Homer, Ilias 1, 54–64, 71–104, 114–123, 131–164, 412–433, 456–465, 494–534, 537–590, 602–609. 1. – 2. Jh. n.Chr.

Tasks

  • Glyph (character) localization
  • Character classification

Timeline

  • April 1st, 0h01 GMT+1: publication of the test data
    • We will use CodaLab for the evaluation and leaderboard
      • Important we have a glitch with the evaluation on CodaLab and are working on it. It will be corrected on the 11th or 12th.
    • Five submissions per day are allowed
    • Results dating from the deadline will be used for the ranking announced at ICDAR
  • April 16th, 15h00 GMT+1:
    • submission of the results
    • submission of a brief (~1 paragraph) description of the method

Results should be submitted either in the same format as the example given in the “Baseline” section.

Competition results will be announced at the conference.

Data

The training data can be downloaded at the following address:

https://faubox.rrze.uni-erlangen.de/getlink/fi8qaEMwMkc5L2Bg7tdh5L/HomerCompTraining.zip

The data is composed of images, and JSON files in the COCO format. The evaluation will be done using the average precision (AP) defined by COCO for the localization, and the percentage of correct answers for the classification.

The test data can be downloaded at the following address:

https://faubox.rrze.uni-erlangen.de/getlink/fiSy6Gqncw6yJXLFxrmSbj/HomerCompTesting.zip

Important: the JSON template to fill has been now added to the archive.

The results have to be submitted following the same structure as the example in the section below.

Here is an example of an annotation which follows this format (from baseline_validation.zip, provided below):

    {
        "image_id": 1,
        "category_id": 119,
        "bbox": [
            339,
            461,
            114,
            102
        ],
        "score": 0.9871184825897217
    }

Baseline

You can implement your system from scratch, or use this baseline for an easier initial development phase:

https://faubox.rrze.uni-erlangen.de/getlink/fi6WyMcdhECDQQDQsh4WUT/baseline.zip

We used the PyTorch tutorial on object detection, and made the minimum modifications to have this running on our data. The main modification is that instead of downscaling input images to process them as a whole, which makes the letters too small to be detected, the input is processed patch-wise without overlapping.

The baseline also contains evaluation code, and a trained model.

Moreover, for information purpose only, we did a random split of the training set and validated the provided model on it – you can find this subset and the predictions in:

https://faubox.rrze.uni-erlangen.de/getlink/fiJY4iYrYrtdpTzjBWL11s/baseline_validation.zip

Registration

We would like people intending to participate to register for organizational purpose.

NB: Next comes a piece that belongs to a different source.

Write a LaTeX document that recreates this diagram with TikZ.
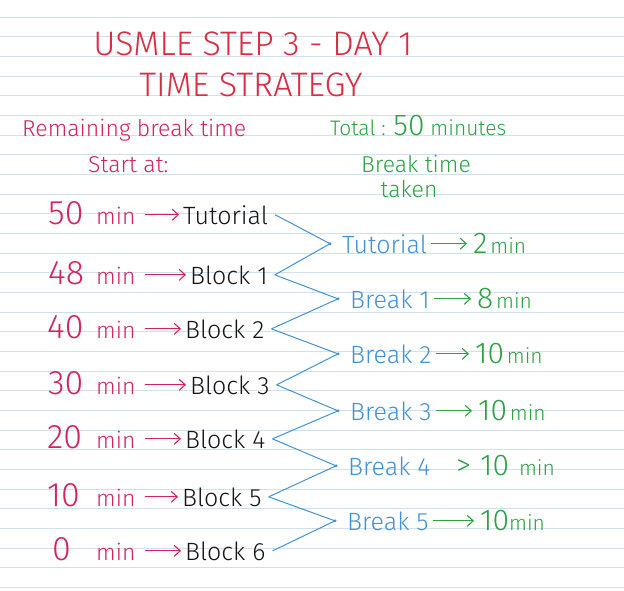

Should any modification to the training data be done, we will inform the participants.

To register, either send an e-mail to mathias.seuret AT fau DOT de, or fill the following form, or simply register on CodaLab.

https://forms.gle/4Xmk9qZRd5qRs8zM9

Organizers

  • Isabelle Marthot-Santaniello
  • Stephen White
  • Olga Serbaeva Saraogi
  • Dalia Rodriguez-Salas
  • Guillaume Carrière
  • Vincent Christlein
  • Mathias Seuret

Prices for EELISA members (not incl. FAU)

The best submissions from EELISA European University partners will be awarded with the possibility of a one-week lab visit at the pattern recognition lab at FAU in Erlangen. For this lab visit, EELISA FAU will cover the costs for flight/train and hotel incl. breakfast.